The First Black Archaeologist: A Life of John Wesley Gilbert
- By John W.I. Lee
- Hardcover: 448 pages
An inspiring portrait of a pioneer in Black history and American archaeology, The First Black Archaeologist reveals the story of a trailblazing African American classical scholar, teacher, community leader, and missionary. Born into slavery in rural Georgia, John Wesley Gilbert (1863-1923) gained national prominence in the early 1900s, though his accomplishments are not well known today. Using evidence from archives across the U.S. and Europe, from contemporary publications, and from newly discovered documents, this book chronicles Gilbert's remarkable journey.
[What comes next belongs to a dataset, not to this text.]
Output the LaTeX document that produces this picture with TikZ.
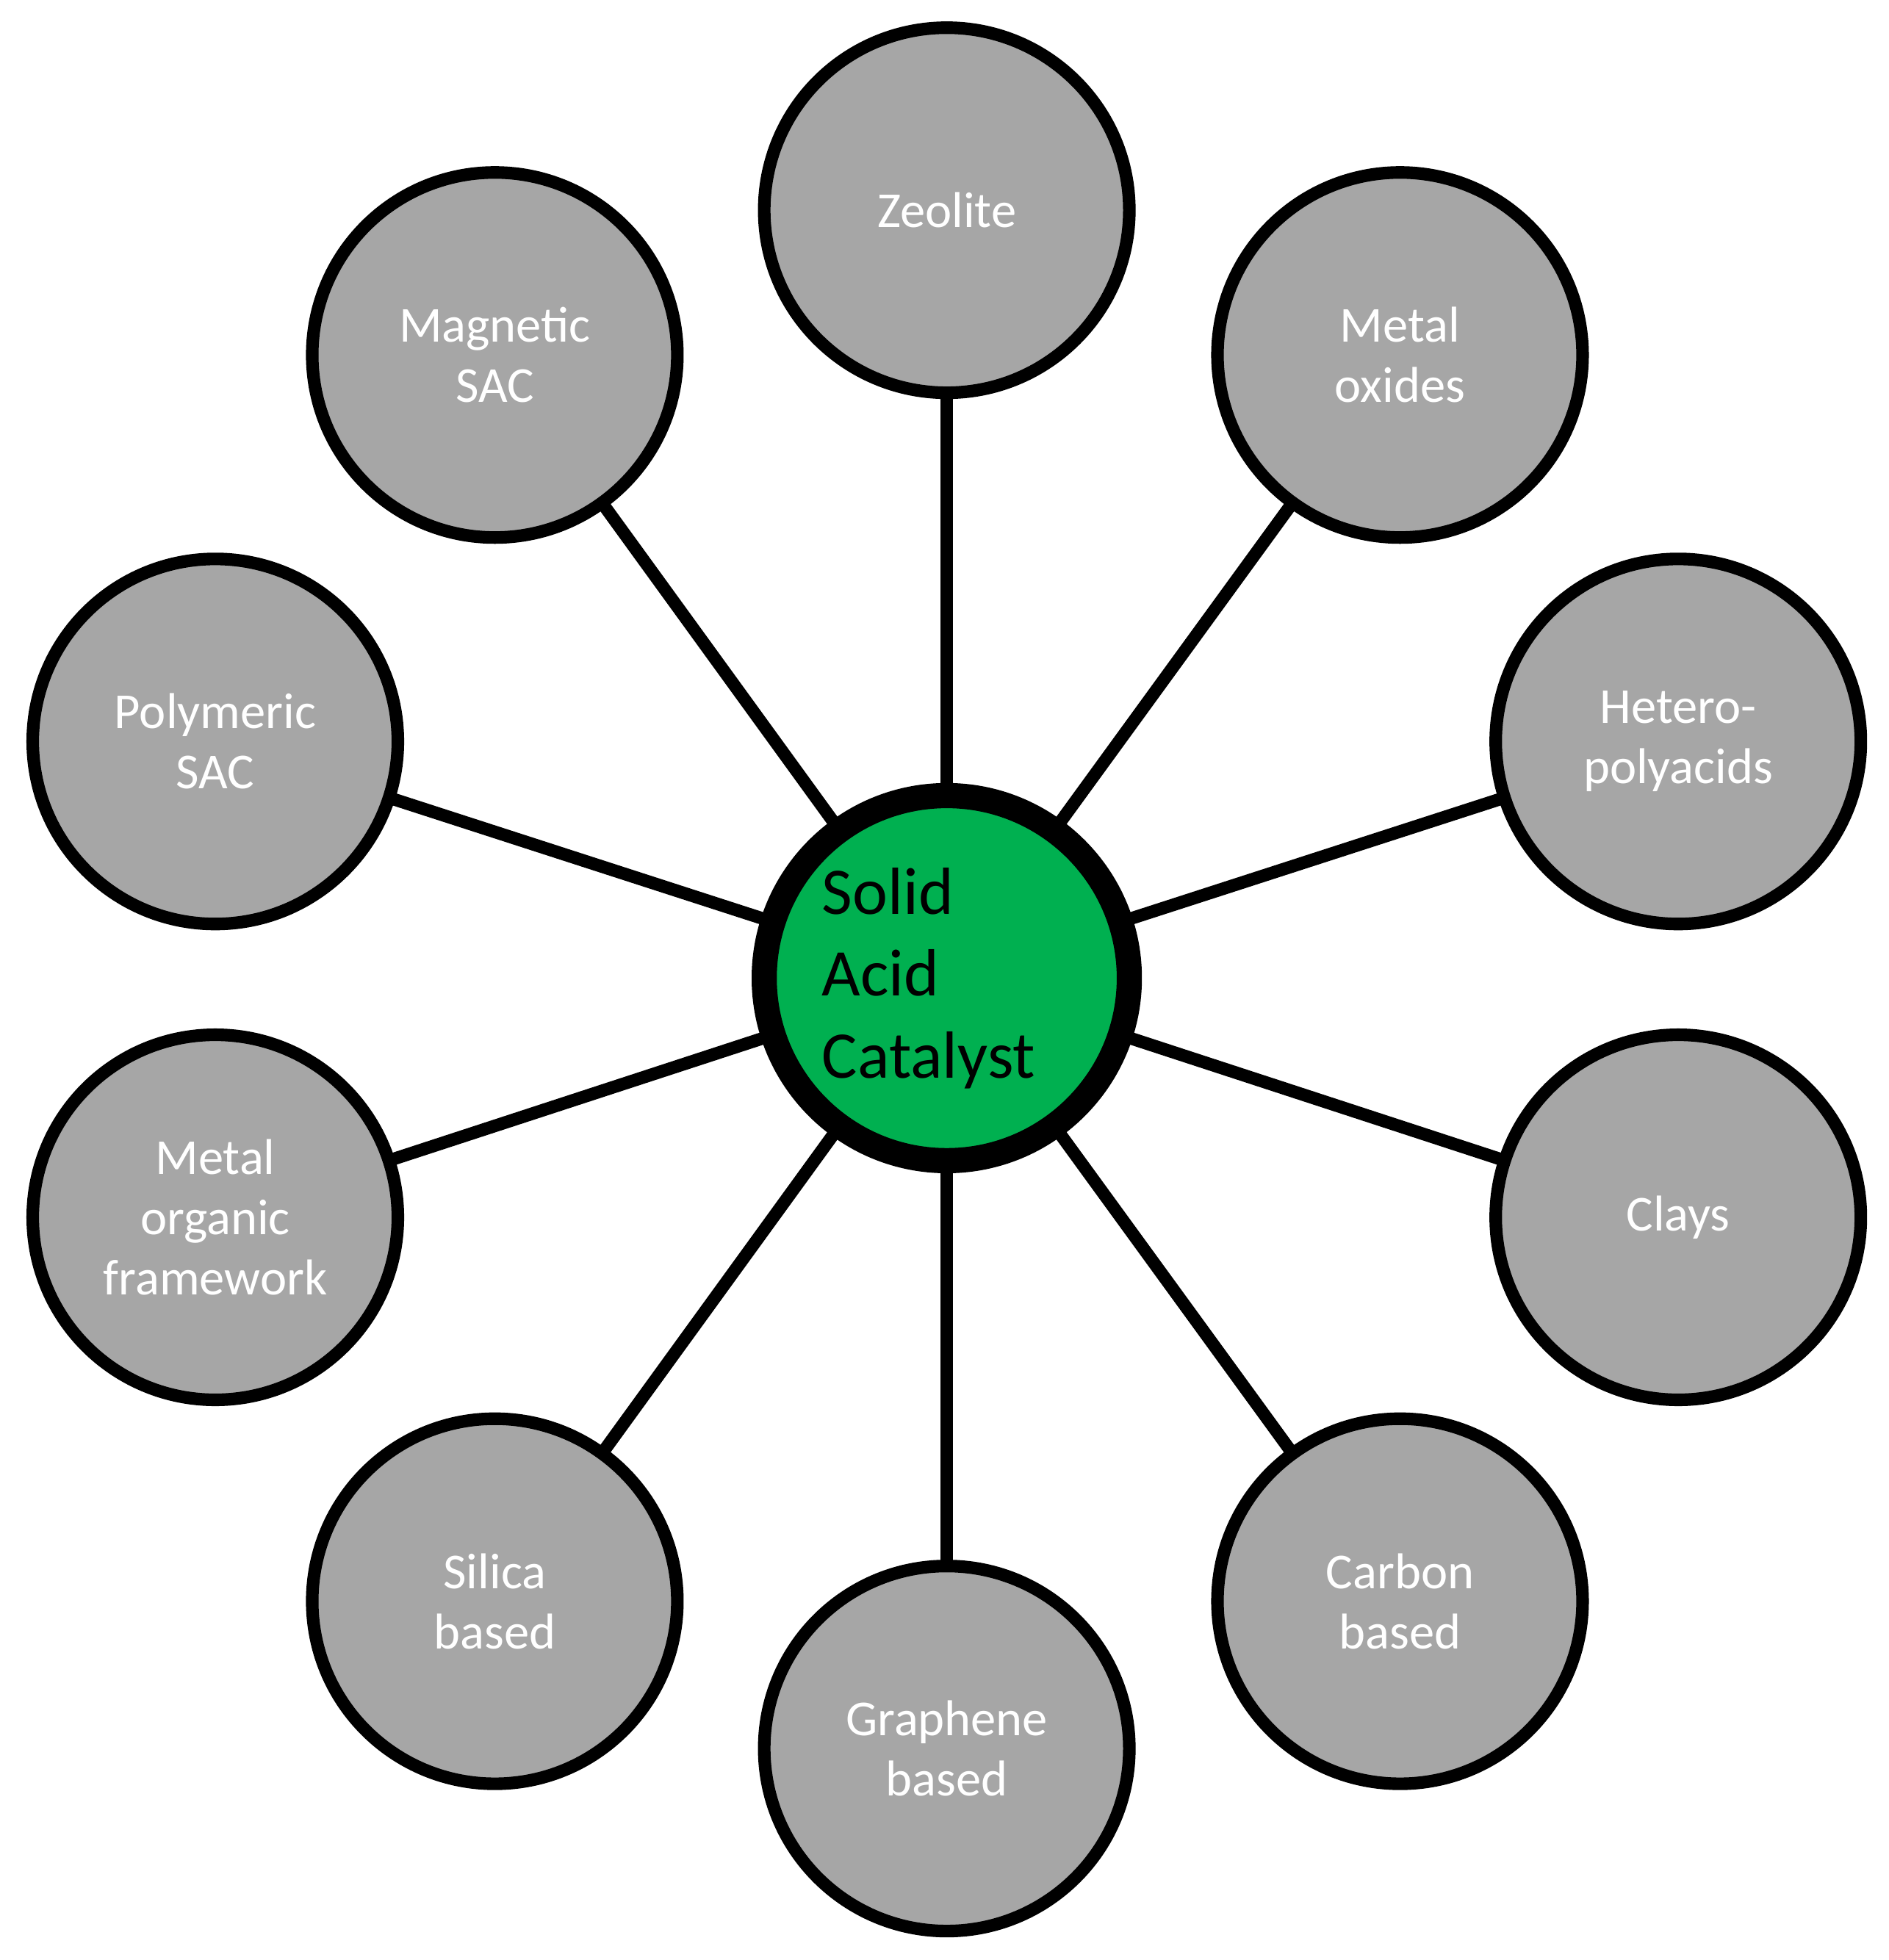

As we follow Gilbert from the segregated public schools of Augusta, Georgia, to the lecture halls of Brown University, to his hiring as the first black faculty member of Augusta's Paine Institute, and through his travels in Greece, western Europe, and the Belgian Congo, we learn about the development of African American intellectual and religious culture, and about the enormous achievements of an entire generation of black students and educators. Readers interested in the early development of American archaeology in Greece will find an entirely new perspective here, as Gilbert was one of the first Americans to do archaeological work in Greece. Those interested in African American history and culture will gain an invaluable new perspective on a leading yet hidden figure of the late 1800s and early 1900s, whose life and work touched many different aspects of the African American experience.
John Wesley Gilbert was born into slavery in rural Georgia in 1863 and moved to Augusta after Emancipation. He describes his early education thus: “Six months of the year, I plowed, hoed, picked cotton, split rails, and spent the other six months in the public schools of Augusta.” This quotation exemplifies his love of learning and his determination to pursue his education no matter the hardships.
Professor Gilbert overcame racism and poverty to become a pioneer in the field of Classical Archaeology and a national leader in African American education.